== Work instructions ==
Leaving out every picture, quote the data below exactly as it appears.

== Data provided ==

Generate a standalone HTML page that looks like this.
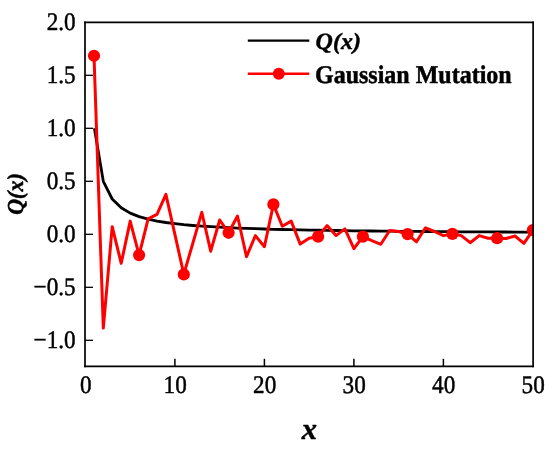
<!DOCTYPE html>
<html><head><meta charset="utf-8"><style>
html,body{margin:0;padding:0;background:#fff;}
body{width:550px;height:450px;overflow:hidden;}
svg{display:block;}
text{font-family:"Liberation Serif","Times New Roman",serif;fill:#000;text-rendering:geometricPrecision;stroke:#000;stroke-width:0.45px;}
</style></head><body>
<svg width="550" height="450" viewBox="0 0 550 450">
<rect width="550" height="450" fill="#fff"/>
<defs><clipPath id="c"><rect x="85" y="22.4" width="448.1" height="344"/></clipPath></defs>
<g stroke="#000" fill="none"><line x1="85" y1="75.3" x2="93" y2="75.3" stroke-width="1.3"/><line x1="85" y1="128.3" x2="93" y2="128.3" stroke-width="1.3"/><line x1="85" y1="181.3" x2="93" y2="181.3" stroke-width="1.3"/><line x1="85" y1="234.3" x2="93" y2="234.3" stroke-width="1.3"/><line x1="85" y1="287.3" x2="93" y2="287.3" stroke-width="1.3"/><line x1="85" y1="340.3" x2="93" y2="340.3" stroke-width="1.3"/><line x1="174.9" y1="366.4" x2="174.9" y2="358.8" stroke-width="1.5"/><line x1="264.4" y1="366.4" x2="264.4" y2="358.8" stroke-width="1.5"/><line x1="353.9" y1="366.4" x2="353.9" y2="358.8" stroke-width="1.5"/><line x1="443.4" y1="366.4" x2="443.4" y2="358.8" stroke-width="1.5"/></g>
<g clip-path="url(#c)">
<polyline points="94.4,128.3 103.3,181.3 112.2,199 121.2,207.8 130.2,213.1 139.1,216.6 148.1,219.2 157,221.1 165.9,222.5 174.9,223.7 183.8,224.7 192.8,225.5 201.8,226.1 210.7,226.7 219.7,227.2 228.6,227.7 237.5,228.1 246.5,228.4 255.4,228.7 264.4,229 273.4,229.3 282.3,229.5 291.2,229.7 300.2,229.9 309.1,230.1 318.1,230.2 327,230.4 336,230.5 344.9,230.6 353.9,230.8 362.9,230.9 371.8,231 380.8,231.1 389.7,231.2 398.6,231.3 407.6,231.4 416.5,231.4 425.5,231.5 434.4,231.6 443.4,231.7 452.4,231.7 461.3,231.8 470.2,231.8 479.2,231.9 488.1,231.9 497.1,232 506,232 515,232.1 523.9,232.1 532.9,232.2" fill="none" stroke="#000" stroke-width="2.8" stroke-linejoin="round"/>
<polyline points="94,55.8 103.3,328.1 112.2,226.7 121.2,263.3 130.2,221.1 139.1,255.1 148.1,218.9 157,214.4 165.9,194.4 174.9,234.3 183.8,274.4 192.8,243.3 201.8,212.3 210.7,251.2 219.7,220 228.6,232.8 237.5,216 246.5,256.7 255.4,235.6 264.4,246.7 273.4,204.4 282.3,226.2 291.2,221.1 300.2,244.1 309.1,238.2 318.1,236.6 327,225.6 336,235.6 344.9,228.9 353.9,248.6 362.9,236.6 371.8,240.7 380.8,244.3 389.7,230.5 398.6,231.5 407.6,234.1 416.5,241.8 425.5,227.8 434.4,231.5 443.4,235.6 452.4,233.9 461.3,235.6 470.2,242.7 479.2,235.6 488.1,238.2 497.1,238.2 506,238.5 515,236 523.9,243.3 532.9,230.1" fill="none" stroke="#f00" stroke-width="3" stroke-linejoin="round"/>
<g fill="#f00"><circle cx="94" cy="55.8" r="6.1"/><circle cx="139.1" cy="255.1" r="6.1"/><circle cx="183.8" cy="274.4" r="6.1"/><circle cx="228.6" cy="232.8" r="6.1"/><circle cx="273.4" cy="204.4" r="6.1"/><circle cx="318.1" cy="236.6" r="6.1"/><circle cx="362.9" cy="236.6" r="6.1"/><circle cx="407.6" cy="234.1" r="6.1"/><circle cx="452.4" cy="233.9" r="6.1"/><circle cx="497.1" cy="238.2" r="6.1"/><circle cx="532.9" cy="230.1" r="6.1"/></g>
</g>
<g stroke="#000" fill="none" stroke-linecap="square">
<line x1="85" y1="22.4" x2="533.1" y2="22.4" stroke-width="1.6"/>
<line x1="85" y1="366.4" x2="533.1" y2="366.4" stroke-width="1.6"/>
<line x1="85" y1="22.4" x2="85" y2="366.4" stroke-width="1.7"/>
<line x1="533.1" y1="22.4" x2="533.1" y2="366.4" stroke-width="1.7"/>
</g>
<g font-size="24" text-anchor="end" style="stroke-width:0.7px"><text transform="translate(75.6,29.9) scale(0.965,1.055)">2.0</text><text transform="translate(75.6,82.9) scale(0.965,1.055)">1.5</text><text transform="translate(75.6,135.9) scale(0.965,1.055)">1.0</text><text transform="translate(75.6,188.9) scale(0.965,1.055)">0.5</text><text transform="translate(75.6,241.9) scale(0.965,1.055)">0.0</text><text transform="translate(75.6,294.9) scale(0.965,1.055)">−0.5</text><text transform="translate(75.6,347.9) scale(0.965,1.055)">−1.0</text></g>
<g font-size="24" text-anchor="middle" style="stroke-width:0.7px"><text transform="translate(85.7,393.4) scale(0.965,1.055)">0</text><text transform="translate(175.2,393.4) scale(0.965,1.055)">10</text><text transform="translate(264.7,393.4) scale(0.965,1.055)">20</text><text transform="translate(354.2,393.4) scale(0.965,1.055)">30</text><text transform="translate(443.7,393.4) scale(0.965,1.055)">40</text><text transform="translate(533.2,393.4) scale(0.965,1.055)">50</text></g>
<line x1="247.8" y1="40.7" x2="309.3" y2="40.7" stroke="#000" stroke-width="2.3"/>
<line x1="247.8" y1="73.8" x2="309.3" y2="73.8" stroke="#f00" stroke-width="2.4"/>
<circle cx="278.8" cy="73.8" r="6" fill="#f00"/>
<text transform="translate(315.6,48.9) scale(1.0,0.97)" font-size="24" font-weight="bold" font-style="italic">Q(x)</text>
<text transform="translate(315.0,82.6) scale(1.0,1.06)" font-size="24" font-weight="bold">Gaussian Mutation</text>
<text transform="translate(23.1,194) rotate(-90) scale(1.0,1.04)" text-anchor="middle" font-size="22" font-weight="bold" font-style="italic">Q(x)</text>
<text x="309.4" y="439.2" text-anchor="middle" font-size="30.5" font-weight="bold" font-style="italic">x</text>
</svg>
</body></html>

== In response ==
Generate a standalone HTML page that looks like this.
<!DOCTYPE html>
<html><head><meta charset="utf-8"><style>
html,body{margin:0;padding:0;background:#fff;}
body{width:550px;height:450px;overflow:hidden;}
svg{display:block;}
text{font-family:"Liberation Serif","Times New Roman",serif;fill:#000;text-rendering:geometricPrecision;stroke:#000;stroke-width:0.45px;}
</style></head><body>
<svg width="550" height="450" viewBox="0 0 550 450">
<rect width="550" height="450" fill="#fff"/>
<defs><clipPath id="c"><rect x="85" y="22.4" width="448.1" height="344"/></clipPath></defs>
<g stroke="#000" fill="none"><line x1="85" y1="75.3" x2="93" y2="75.3" stroke-width="1.3"/><line x1="85" y1="128.3" x2="93" y2="128.3" stroke-width="1.3"/><line x1="85" y1="181.3" x2="93" y2="181.3" stroke-width="1.3"/><line x1="85" y1="234.3" x2="93" y2="234.3" stroke-width="1.3"/><line x1="85" y1="287.3" x2="93" y2="287.3" stroke-width="1.3"/><line x1="85" y1="340.3" x2="93" y2="340.3" stroke-width="1.3"/><line x1="174.9" y1="366.4" x2="174.9" y2="358.8" stroke-width="1.5"/><line x1="264.4" y1="366.4" x2="264.4" y2="358.8" stroke-width="1.5"/><line x1="353.9" y1="366.4" x2="353.9" y2="358.8" stroke-width="1.5"/><line x1="443.4" y1="366.4" x2="443.4" y2="358.8" stroke-width="1.5"/></g>
<g clip-path="url(#c)">
<polyline points="94.4,128.3 103.3,181.3 112.2,199 121.2,207.8 130.2,213.1 139.1,216.6 148.1,219.2 157,221.1 165.9,222.5 174.9,223.7 183.8,224.7 192.8,225.5 201.8,226.1 210.7,226.7 219.7,227.2 228.6,227.7 237.5,228.1 246.5,228.4 255.4,228.7 264.4,229 273.4,229.3 282.3,229.5 291.2,229.7 300.2,229.9 309.1,230.1 318.1,230.2 327,230.4 336,230.5 344.9,230.6 353.9,230.8 362.9,230.9 371.8,231 380.8,231.1 389.7,231.2 398.6,231.3 407.6,231.4 416.5,231.4 425.5,231.5 434.4,231.6 443.4,231.7 452.4,231.7 461.3,231.8 470.2,231.8 479.2,231.9 488.1,231.9 497.1,232 506,232 515,232.1 523.9,232.1 532.9,232.2" fill="none" stroke="#000" stroke-width="2.8" stroke-linejoin="round"/>
<polyline points="94,55.8 103.3,328.1 112.2,226.7 121.2,263.3 130.2,221.1 139.1,255.1 148.1,218.9 157,214.4 165.9,194.4 174.9,234.3 183.8,274.4 192.8,243.3 201.8,212.3 210.7,251.2 219.7,220 228.6,232.8 237.5,216 246.5,256.7 255.4,235.6 264.4,246.7 273.4,204.4 282.3,226.2 291.2,221.1 300.2,244.1 309.1,238.2 318.1,236.6 327,225.6 336,235.6 344.9,228.9 353.9,248.6 362.9,236.6 371.8,240.7 380.8,244.3 389.7,230.5 398.6,231.5 407.6,234.1 416.5,241.8 425.5,227.8 434.4,231.5 443.4,235.6 452.4,233.9 461.3,235.6 470.2,242.7 479.2,235.6 488.1,238.2 497.1,238.2 506,238.5 515,236 523.9,243.3 532.9,230.1" fill="none" stroke="#f00" stroke-width="3" stroke-linejoin="round"/>
<g fill="#f00"><circle cx="94" cy="55.8" r="6.1"/><circle cx="139.1" cy="255.1" r="6.1"/><circle cx="183.8" cy="274.4" r="6.1"/><circle cx="228.6" cy="232.8" r="6.1"/><circle cx="273.4" cy="204.4" r="6.1"/><circle cx="318.1" cy="236.6" r="6.1"/><circle cx="362.9" cy="236.6" r="6.1"/><circle cx="407.6" cy="234.1" r="6.1"/><circle cx="452.4" cy="233.9" r="6.1"/><circle cx="497.1" cy="238.2" r="6.1"/><circle cx="532.9" cy="230.1" r="6.1"/></g>
</g>
<g stroke="#000" fill="none" stroke-linecap="square">
<line x1="85" y1="22.4" x2="533.1" y2="22.4" stroke-width="1.6"/>
<line x1="85" y1="366.4" x2="533.1" y2="366.4" stroke-width="1.6"/>
<line x1="85" y1="22.4" x2="85" y2="366.4" stroke-width="1.7"/>
<line x1="533.1" y1="22.4" x2="533.1" y2="366.4" stroke-width="1.7"/>
</g>
<g font-size="24" text-anchor="end" style="stroke-width:0.7px"><text transform="translate(75.6,29.9) scale(0.965,1.055)">2.0</text><text transform="translate(75.6,82.9) scale(0.965,1.055)">1.5</text><text transform="translate(75.6,135.9) scale(0.965,1.055)">1.0</text><text transform="translate(75.6,188.9) scale(0.965,1.055)">0.5</text><text transform="translate(75.6,241.9) scale(0.965,1.055)">0.0</text><text transform="translate(75.6,294.9) scale(0.965,1.055)">−0.5</text><text transform="translate(75.6,347.9) scale(0.965,1.055)">−1.0</text></g>
<g font-size="24" text-anchor="middle" style="stroke-width:0.7px"><text transform="translate(85.7,393.4) scale(0.965,1.055)">0</text><text transform="translate(175.2,393.4) scale(0.965,1.055)">10</text><text transform="translate(264.7,393.4) scale(0.965,1.055)">20</text><text transform="translate(354.2,393.4) scale(0.965,1.055)">30</text><text transform="translate(443.7,393.4) scale(0.965,1.055)">40</text><text transform="translate(533.2,393.4) scale(0.965,1.055)">50</text></g>
<line x1="247.8" y1="40.7" x2="309.3" y2="40.7" stroke="#000" stroke-width="2.3"/>
<line x1="247.8" y1="73.8" x2="309.3" y2="73.8" stroke="#f00" stroke-width="2.4"/>
<circle cx="278.8" cy="73.8" r="6" fill="#f00"/>
<text transform="translate(315.6,48.9) scale(1.0,0.97)" font-size="24" font-weight="bold" font-style="italic">Q(x)</text>
<text transform="translate(315.0,82.6) scale(1.0,1.06)" font-size="24" font-weight="bold">Gaussian Mutation</text>
<text transform="translate(23.1,194) rotate(-90) scale(1.0,1.04)" text-anchor="middle" font-size="22" font-weight="bold" font-style="italic">Q(x)</text>
<text x="309.4" y="439.2" text-anchor="middle" font-size="30.5" font-weight="bold" font-style="italic">x</text>
</svg>
</body></html>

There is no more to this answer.